In questo la crisi della politica è più grave e profonda di quello che generalmente viene indicato e non basta il cambio di un gruppo dirigente, magari di qualche anno più giovane, se le coordinate culturali e lo sguardo rimarranno quelli di prima.
Non dobbiamo avere paura dei cambiamenti, anche quando il loro segno non corrisponde a ciò che vorremmo. La “maledizione di vivere in tempi interessanti” per usare la bella espressione di Hannah Arendt va intesa come opportunità e ricerca di un pensiero originale sintonizzato sulla “presenza al proprio tempo”. La fatica della politica sta proprio qui, nella difficoltà di essere presenti al proprio tempo.

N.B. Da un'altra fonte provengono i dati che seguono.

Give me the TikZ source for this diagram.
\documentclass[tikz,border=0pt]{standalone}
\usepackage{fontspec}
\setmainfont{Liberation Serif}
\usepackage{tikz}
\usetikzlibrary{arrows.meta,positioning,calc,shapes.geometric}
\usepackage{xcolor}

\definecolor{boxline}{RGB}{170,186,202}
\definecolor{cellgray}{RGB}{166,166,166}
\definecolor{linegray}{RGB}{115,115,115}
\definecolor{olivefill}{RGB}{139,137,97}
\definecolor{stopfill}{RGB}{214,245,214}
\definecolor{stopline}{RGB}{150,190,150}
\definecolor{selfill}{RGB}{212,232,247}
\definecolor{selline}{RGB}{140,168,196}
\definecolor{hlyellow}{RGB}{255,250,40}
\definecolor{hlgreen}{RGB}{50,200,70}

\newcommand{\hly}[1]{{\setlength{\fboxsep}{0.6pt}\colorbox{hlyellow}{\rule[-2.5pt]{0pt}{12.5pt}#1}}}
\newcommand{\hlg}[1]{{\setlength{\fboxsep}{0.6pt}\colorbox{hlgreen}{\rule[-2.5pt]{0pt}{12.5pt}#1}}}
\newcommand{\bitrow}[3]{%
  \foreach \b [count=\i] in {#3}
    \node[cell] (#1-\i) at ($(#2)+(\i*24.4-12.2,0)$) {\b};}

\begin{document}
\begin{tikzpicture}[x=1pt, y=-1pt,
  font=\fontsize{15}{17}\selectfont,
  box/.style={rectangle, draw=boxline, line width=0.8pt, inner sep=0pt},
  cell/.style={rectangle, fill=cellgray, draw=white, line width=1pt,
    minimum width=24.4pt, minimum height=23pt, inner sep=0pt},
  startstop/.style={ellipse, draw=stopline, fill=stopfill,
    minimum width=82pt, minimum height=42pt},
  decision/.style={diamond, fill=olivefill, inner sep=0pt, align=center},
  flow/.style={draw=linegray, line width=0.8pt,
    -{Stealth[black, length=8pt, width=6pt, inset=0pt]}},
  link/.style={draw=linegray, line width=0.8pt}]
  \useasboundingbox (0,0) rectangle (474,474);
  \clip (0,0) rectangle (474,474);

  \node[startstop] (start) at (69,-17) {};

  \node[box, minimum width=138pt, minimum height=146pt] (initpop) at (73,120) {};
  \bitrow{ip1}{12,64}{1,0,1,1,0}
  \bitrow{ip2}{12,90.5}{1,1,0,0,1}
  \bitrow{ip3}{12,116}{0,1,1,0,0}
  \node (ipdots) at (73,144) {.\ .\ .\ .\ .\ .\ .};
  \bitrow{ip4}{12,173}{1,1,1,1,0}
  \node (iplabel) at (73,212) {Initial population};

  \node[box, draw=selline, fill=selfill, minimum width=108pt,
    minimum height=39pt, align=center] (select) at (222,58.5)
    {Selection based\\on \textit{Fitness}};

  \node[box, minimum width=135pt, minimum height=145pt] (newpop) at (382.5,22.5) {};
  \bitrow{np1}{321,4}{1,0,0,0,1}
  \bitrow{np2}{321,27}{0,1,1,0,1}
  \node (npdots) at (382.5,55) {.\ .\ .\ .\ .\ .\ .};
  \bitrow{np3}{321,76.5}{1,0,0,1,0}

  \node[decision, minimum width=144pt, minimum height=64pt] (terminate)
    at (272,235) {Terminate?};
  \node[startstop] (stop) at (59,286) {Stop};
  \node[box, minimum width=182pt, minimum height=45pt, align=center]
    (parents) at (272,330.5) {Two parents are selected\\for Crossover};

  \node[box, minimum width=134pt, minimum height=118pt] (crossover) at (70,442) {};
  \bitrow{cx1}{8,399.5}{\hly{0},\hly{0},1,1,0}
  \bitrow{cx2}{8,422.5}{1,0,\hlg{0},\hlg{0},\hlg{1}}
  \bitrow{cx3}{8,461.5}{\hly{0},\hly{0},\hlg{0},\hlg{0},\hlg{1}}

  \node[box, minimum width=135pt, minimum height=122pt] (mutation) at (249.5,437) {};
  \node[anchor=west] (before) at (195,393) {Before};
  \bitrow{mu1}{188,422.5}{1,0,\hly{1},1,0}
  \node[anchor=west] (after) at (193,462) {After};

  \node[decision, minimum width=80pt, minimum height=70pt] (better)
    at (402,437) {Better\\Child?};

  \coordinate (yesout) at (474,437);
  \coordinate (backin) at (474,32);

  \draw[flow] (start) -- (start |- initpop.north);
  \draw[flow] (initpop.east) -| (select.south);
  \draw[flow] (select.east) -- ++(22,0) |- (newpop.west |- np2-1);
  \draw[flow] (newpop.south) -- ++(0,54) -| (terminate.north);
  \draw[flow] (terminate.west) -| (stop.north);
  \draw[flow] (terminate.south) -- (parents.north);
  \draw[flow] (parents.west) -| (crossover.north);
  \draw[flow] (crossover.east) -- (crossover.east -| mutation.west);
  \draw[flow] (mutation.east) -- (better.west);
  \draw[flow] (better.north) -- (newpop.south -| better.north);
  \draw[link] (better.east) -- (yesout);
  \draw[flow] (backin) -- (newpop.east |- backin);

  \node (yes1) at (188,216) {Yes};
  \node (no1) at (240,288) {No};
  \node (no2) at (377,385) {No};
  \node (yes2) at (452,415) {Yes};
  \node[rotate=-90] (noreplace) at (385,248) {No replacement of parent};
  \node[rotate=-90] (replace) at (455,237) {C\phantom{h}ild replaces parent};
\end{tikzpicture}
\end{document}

La fatica di leggere il presente riguarda anche il Trentino che pure ha saputo essere altro nello scenario alpino degli ultimi quindici anni. Mi spingo ad affermare che se il Trentino non si è omologato ad un nord in preda allo spaesamento e alla paura lo si deve certamente alla sua storia autonomistica e ai caratteri di questa terra, ma anche alla sperimentazione politica originale che ne ha saputo fare un interessante laboratorio. E quando questo laboratorio non ha saputo più essere tale, quando ci si è appiattiti nella gestione dell’esistente come se l’autonomia fosse data una volta per tutte, quando la fedeltà è diventata più importante del libero pensiero, quando si sono scimmiottate le formule vuote della politica nazionale, anche la politica trentina ha mostrato i suoi limiti.

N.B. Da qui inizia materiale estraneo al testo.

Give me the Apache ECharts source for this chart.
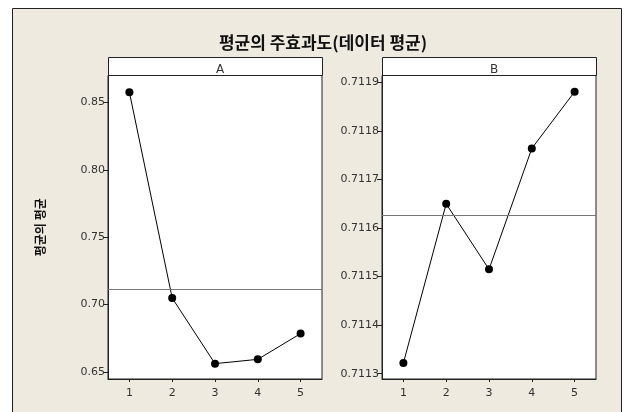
<!DOCTYPE html>
<html>
<head>
<meta charset="utf-8">
<script src="https://cdn.jsdelivr.net/npm/echarts@6/dist/echarts.min.js"></script>
<style>
html,body{margin:0;padding:0;background:#fff;}
#chart{width:626px;height:412px;}
</style>
</head>
<body>
<div id="chart"></div>
<script>
// ---- data ----
var chartTitle = '평균의 주효과도(데이터 평균)';
var yAxisTitle = '평균의 평균';
var panelNames = ['A', 'B'];
var levels = ['1', '2', '3', '4', '5'];
var meansA = [0.8577, 0.7049, 0.6562, 0.6594, 0.6785];
var meansB = [0.711322, 0.711650, 0.711515, 0.711764, 0.711881];
var grandMean = [0.711627];
var ticksA = [0.65, 0.70, 0.75, 0.80, 0.85];
var ticksB = [0.7113, 0.7114, 0.7115, 0.7116, 0.7117, 0.7118, 0.7119];
var rangeA = [0.6448, 0.8701];
var rangeB = [0.711289, 0.7119144];

var chart = echarts.init(document.getElementById('chart'), null, {renderer: 'canvas'});

var labelFont = {color: '#333', fontFamily: 'DejaVu Sans', fontSize: 11};
var frameColor = '#222';

function xAxisFor(i) {
  return {
    type: 'category', gridIndex: i, data: levels, boundaryGap: true,
    axisLine: {show: true, onZero: false, lineStyle: {color: frameColor, width: 1}},
    axisTick: {show: true, alignWithLabel: true, length: 3, lineStyle: {color: frameColor}},
    axisLabel: Object.assign({margin: 9}, labelFont),
    splitLine: {show: false}
  };
}
function yAxisFor(i, range, ticks, digits) {
  return {
    type: 'value', gridIndex: i, min: range[0], max: range[1],
    axisLine: {show: true, onZero: false, lineStyle: {color: frameColor, width: 1}},
    axisTick: {show: true, length: 5, customValues: ticks, lineStyle: {color: frameColor}},
    axisLabel: Object.assign({margin: 3, customValues: ticks, formatter: function (v) { return v.toFixed(digits); }}, labelFont),
    splitLine: {show: false}
  };
}
function seriesFor(i, data) {
  return {
    type: 'line', name: panelNames[i], xAxisIndex: i, yAxisIndex: i, data: data,
    symbol: 'circle', symbolSize: 8,
    itemStyle: {color: '#000'},
    lineStyle: {color: '#000', width: 1},
    animation: false,
    markLine: {
      silent: true, symbol: 'none', precision: 8, label: {show: false},
      lineStyle: {color: '#777', width: 1, type: 'solid'},
      data: [{yAxis: grandMean[0]}]
    }
  };
}

var yA = yAxisFor(0, rangeA, ticksA, 2);
yA.name = yAxisTitle;
yA.nameLocation = 'middle';
yA.nameGap = 62;
yA.nameRotate = 90;
yA.nameTextStyle = {fontFamily: 'Noto Sans CJK KR', fontWeight: 'bold', fontSize: 12, color: '#111'};

var option = {
  backgroundColor: '#fff',
  animation: false,
  title: [
    {text: chartTitle, left: 318, top: 29, textAlign: 'center',
     textStyle: {fontFamily: 'Noto Sans CJK KR', fontWeight: 'bold', fontSize: 17, color: '#111'}},
    {text: panelNames[0], left: 215, top: 59, textAlign: 'center',
     textStyle: {fontFamily: 'DejaVu Sans', fontWeight: 'normal', fontSize: 12, color: '#333'}},
    {text: panelNames[1], left: 489, top: 59, textAlign: 'center',
     textStyle: {fontFamily: 'DejaVu Sans', fontWeight: 'normal', fontSize: 12, color: '#333'}}
  ],
  graphic: [
    {type: 'rect', z: -10, silent: true, shape: {x: 12.5, y: 8.5, width: 609, height: 420},
     style: {fill: '#EEEAE0', stroke: '#222', lineWidth: 1}},
    {type: 'rect', z: -5, silent: true, shape: {x: 108.5, y: 57.5, width: 214, height: 18},
     style: {fill: '#fff', stroke: '#222', lineWidth: 1}},
    {type: 'rect', z: -5, silent: true, shape: {x: 382.5, y: 57.5, width: 214, height: 18},
     style: {fill: '#fff', stroke: '#222', lineWidth: 1}}
  ],
  grid: [
    {left: 108, top: 75.5, width: 214, height: 303.5, show: true, backgroundColor: '#fff', borderColor: frameColor, borderWidth: 1},
    {left: 382, top: 75.5, width: 214, height: 303.5, show: true, backgroundColor: '#fff', borderColor: frameColor, borderWidth: 1}
  ],
  xAxis: [xAxisFor(0), xAxisFor(1)],
  yAxis: [yA, yAxisFor(1, rangeB, ticksB, 4)],
  series: [seriesFor(0, meansA), seriesFor(1, meansB)]
};
chart.setOption(option);
</script>
</body>
</html>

Nelle sue intuizioni come nelle sue criticità è questa una storia da rivendicare. Ora però dobbiamo saper andare oltre, ponendo al centro della nostra proposta il territorio (l’ambiente dell’uomo) e la conoscenza (una comunità in apprendimento permanente). Avendo chiaro che in gioco non ci sono le sorti di un partito, ma la capacità di alimentare di idee e buone pratiche la nostra autonomia.
Vorrei che al Trentino si potesse continuare a guardare – anche dopo il 27 ottobre – come ad un territorio non solo che sa coniugare autogoverno e responsabilità, ma che sa riprendere quella sperimentazione politica capace di proporsi ad un tempo territoriale ed europea, perché questa è la cifra del nostro presente.